WORK REQUIRED =>
For each line that holds "with", copy the line out.

PROVIDED RECORDS =>
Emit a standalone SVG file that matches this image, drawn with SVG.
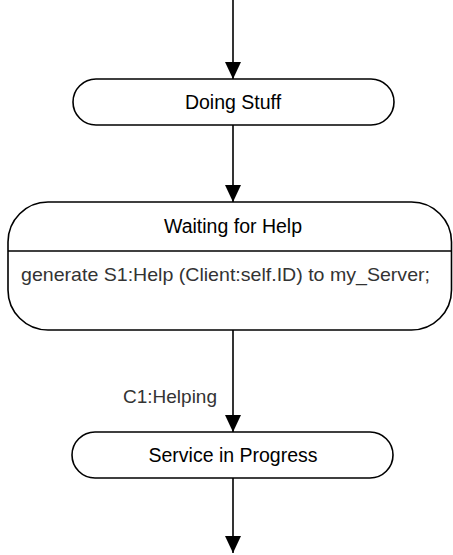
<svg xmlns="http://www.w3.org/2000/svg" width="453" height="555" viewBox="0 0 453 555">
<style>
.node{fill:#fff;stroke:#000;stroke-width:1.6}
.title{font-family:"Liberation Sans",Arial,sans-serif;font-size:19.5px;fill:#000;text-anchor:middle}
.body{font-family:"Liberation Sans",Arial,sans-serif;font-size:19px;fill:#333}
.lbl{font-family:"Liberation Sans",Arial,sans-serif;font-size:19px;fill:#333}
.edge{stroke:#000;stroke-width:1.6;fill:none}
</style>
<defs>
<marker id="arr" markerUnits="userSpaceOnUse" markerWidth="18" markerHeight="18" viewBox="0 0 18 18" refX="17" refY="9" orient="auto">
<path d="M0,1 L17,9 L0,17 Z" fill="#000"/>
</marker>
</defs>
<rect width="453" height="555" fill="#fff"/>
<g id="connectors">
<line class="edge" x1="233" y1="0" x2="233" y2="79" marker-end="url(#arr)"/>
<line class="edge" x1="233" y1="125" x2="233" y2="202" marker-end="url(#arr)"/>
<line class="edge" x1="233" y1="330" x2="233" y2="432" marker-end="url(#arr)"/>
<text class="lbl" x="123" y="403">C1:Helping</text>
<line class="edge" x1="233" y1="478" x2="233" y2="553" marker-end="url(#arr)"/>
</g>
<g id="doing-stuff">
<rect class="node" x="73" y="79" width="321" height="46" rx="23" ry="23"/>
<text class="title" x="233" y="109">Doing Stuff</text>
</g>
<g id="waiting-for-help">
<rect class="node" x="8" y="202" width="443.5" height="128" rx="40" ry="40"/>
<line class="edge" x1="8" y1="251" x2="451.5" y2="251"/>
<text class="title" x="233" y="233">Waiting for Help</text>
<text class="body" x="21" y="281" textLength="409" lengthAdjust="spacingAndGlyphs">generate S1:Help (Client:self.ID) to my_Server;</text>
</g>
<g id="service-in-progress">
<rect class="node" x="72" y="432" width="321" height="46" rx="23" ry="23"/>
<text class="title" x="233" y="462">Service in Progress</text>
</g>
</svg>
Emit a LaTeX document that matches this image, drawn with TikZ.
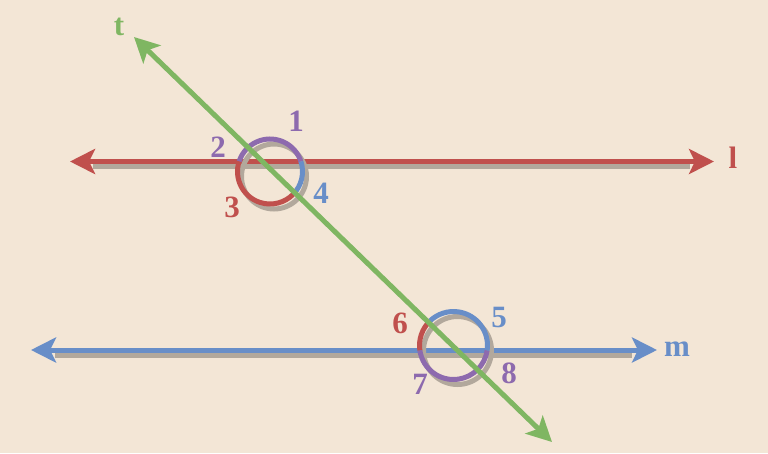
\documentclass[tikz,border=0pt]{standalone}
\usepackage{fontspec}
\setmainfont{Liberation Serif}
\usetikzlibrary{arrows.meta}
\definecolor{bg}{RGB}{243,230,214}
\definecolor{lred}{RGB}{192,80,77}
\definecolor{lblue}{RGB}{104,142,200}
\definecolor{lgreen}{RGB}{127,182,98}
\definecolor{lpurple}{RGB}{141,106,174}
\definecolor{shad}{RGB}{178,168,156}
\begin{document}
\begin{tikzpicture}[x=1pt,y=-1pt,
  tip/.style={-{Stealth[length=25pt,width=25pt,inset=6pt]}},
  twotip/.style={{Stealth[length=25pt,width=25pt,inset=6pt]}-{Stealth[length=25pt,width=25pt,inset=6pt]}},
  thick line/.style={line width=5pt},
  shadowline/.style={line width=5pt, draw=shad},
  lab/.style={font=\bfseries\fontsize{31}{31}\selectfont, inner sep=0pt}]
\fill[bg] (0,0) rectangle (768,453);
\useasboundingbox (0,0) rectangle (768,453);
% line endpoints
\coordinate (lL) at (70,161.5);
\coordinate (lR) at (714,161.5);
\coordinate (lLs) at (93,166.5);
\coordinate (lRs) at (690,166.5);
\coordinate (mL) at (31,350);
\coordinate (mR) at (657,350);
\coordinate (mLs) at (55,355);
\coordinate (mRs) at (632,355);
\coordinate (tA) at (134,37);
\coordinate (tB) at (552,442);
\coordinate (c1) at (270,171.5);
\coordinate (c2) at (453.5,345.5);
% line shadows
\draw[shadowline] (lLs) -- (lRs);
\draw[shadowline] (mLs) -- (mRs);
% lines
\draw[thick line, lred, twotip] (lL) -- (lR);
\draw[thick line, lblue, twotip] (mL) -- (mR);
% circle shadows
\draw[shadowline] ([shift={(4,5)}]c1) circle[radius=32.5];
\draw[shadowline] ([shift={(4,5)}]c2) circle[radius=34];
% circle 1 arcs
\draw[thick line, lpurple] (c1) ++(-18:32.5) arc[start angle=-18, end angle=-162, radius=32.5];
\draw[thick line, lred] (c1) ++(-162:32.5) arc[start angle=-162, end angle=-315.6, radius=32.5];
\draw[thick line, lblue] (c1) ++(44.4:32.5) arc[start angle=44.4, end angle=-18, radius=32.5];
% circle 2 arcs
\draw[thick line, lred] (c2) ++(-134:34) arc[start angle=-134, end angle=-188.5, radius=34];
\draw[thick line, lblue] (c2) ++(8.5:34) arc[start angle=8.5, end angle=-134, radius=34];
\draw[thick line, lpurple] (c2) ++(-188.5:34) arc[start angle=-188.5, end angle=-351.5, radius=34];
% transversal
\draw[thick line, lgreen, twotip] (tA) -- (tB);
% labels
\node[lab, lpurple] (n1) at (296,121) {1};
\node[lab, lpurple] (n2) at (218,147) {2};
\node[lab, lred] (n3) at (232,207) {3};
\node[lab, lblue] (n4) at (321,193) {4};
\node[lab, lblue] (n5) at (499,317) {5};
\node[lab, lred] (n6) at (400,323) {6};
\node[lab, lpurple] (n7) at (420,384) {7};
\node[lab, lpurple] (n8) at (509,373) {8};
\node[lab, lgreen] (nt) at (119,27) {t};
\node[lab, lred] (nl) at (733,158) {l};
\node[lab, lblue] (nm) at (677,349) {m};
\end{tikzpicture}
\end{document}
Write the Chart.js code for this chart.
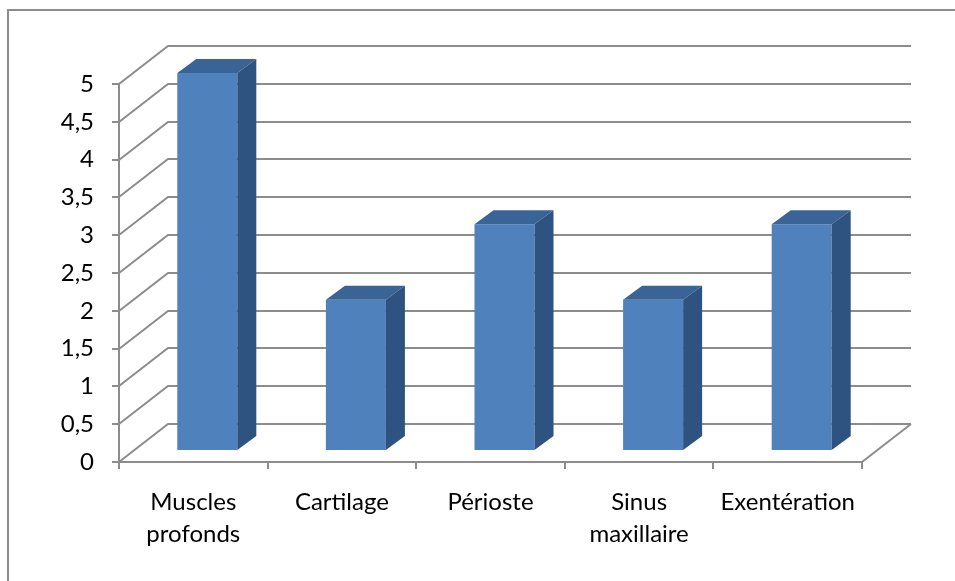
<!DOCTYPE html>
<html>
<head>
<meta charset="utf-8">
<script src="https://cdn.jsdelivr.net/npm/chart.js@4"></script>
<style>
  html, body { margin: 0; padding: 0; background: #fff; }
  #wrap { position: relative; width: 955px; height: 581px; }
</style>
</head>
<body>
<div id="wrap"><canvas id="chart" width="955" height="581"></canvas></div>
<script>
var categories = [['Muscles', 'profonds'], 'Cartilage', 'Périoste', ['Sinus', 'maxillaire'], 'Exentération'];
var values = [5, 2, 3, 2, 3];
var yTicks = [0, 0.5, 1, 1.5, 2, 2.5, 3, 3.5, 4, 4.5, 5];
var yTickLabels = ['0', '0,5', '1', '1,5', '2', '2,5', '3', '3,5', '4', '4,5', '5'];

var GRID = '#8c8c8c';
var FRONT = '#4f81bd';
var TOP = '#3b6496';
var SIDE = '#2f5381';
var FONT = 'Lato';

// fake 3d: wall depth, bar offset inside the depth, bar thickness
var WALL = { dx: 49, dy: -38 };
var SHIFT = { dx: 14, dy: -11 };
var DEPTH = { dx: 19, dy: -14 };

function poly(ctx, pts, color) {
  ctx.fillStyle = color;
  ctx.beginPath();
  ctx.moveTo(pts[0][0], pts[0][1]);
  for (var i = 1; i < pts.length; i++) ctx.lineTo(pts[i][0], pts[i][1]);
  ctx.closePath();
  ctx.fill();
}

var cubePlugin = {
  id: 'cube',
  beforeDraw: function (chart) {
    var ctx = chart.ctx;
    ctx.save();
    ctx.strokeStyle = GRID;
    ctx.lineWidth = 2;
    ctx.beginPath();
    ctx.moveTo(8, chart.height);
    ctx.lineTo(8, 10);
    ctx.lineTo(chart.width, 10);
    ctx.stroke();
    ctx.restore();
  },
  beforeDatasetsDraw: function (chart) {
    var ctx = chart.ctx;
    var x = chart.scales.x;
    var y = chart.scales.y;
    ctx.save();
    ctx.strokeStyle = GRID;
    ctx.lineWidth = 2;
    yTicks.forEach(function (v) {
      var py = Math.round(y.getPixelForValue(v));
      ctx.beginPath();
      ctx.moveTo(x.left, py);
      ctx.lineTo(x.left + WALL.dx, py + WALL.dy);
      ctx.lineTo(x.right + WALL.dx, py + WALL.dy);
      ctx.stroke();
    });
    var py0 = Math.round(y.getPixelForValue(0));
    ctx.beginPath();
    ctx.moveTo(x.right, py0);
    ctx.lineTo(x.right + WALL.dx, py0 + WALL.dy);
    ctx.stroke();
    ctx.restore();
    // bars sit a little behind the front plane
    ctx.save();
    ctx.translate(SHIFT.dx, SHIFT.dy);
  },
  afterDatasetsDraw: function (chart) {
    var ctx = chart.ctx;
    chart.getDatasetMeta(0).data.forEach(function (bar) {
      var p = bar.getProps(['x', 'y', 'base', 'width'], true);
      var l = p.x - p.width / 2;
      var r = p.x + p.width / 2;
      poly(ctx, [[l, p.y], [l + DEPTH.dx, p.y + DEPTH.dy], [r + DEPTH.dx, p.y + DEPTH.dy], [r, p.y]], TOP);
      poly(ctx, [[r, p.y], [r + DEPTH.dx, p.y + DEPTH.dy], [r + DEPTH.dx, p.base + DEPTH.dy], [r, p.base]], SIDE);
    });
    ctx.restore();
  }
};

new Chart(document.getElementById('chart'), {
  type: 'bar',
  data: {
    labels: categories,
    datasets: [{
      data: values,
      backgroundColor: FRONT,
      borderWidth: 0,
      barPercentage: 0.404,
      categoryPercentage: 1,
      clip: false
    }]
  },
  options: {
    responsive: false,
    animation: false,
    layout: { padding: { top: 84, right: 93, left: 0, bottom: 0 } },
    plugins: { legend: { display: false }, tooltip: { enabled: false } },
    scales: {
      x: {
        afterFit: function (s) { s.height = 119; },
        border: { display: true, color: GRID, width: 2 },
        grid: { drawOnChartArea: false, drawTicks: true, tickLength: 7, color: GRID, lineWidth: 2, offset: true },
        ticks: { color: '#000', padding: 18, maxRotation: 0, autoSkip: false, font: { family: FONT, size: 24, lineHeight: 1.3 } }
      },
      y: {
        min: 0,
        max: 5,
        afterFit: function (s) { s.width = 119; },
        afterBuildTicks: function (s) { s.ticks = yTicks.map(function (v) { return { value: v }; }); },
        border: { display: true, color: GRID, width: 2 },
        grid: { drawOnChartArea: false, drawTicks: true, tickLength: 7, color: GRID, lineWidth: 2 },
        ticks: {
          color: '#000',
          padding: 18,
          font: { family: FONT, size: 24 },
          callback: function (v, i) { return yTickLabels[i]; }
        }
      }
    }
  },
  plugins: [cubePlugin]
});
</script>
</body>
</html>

EXERCISE SOLUTION =>
Emit a standalone SVG file that matches this image, drawn with SVG.
Emit a LaTeX document that matches this image, drawn with TikZ.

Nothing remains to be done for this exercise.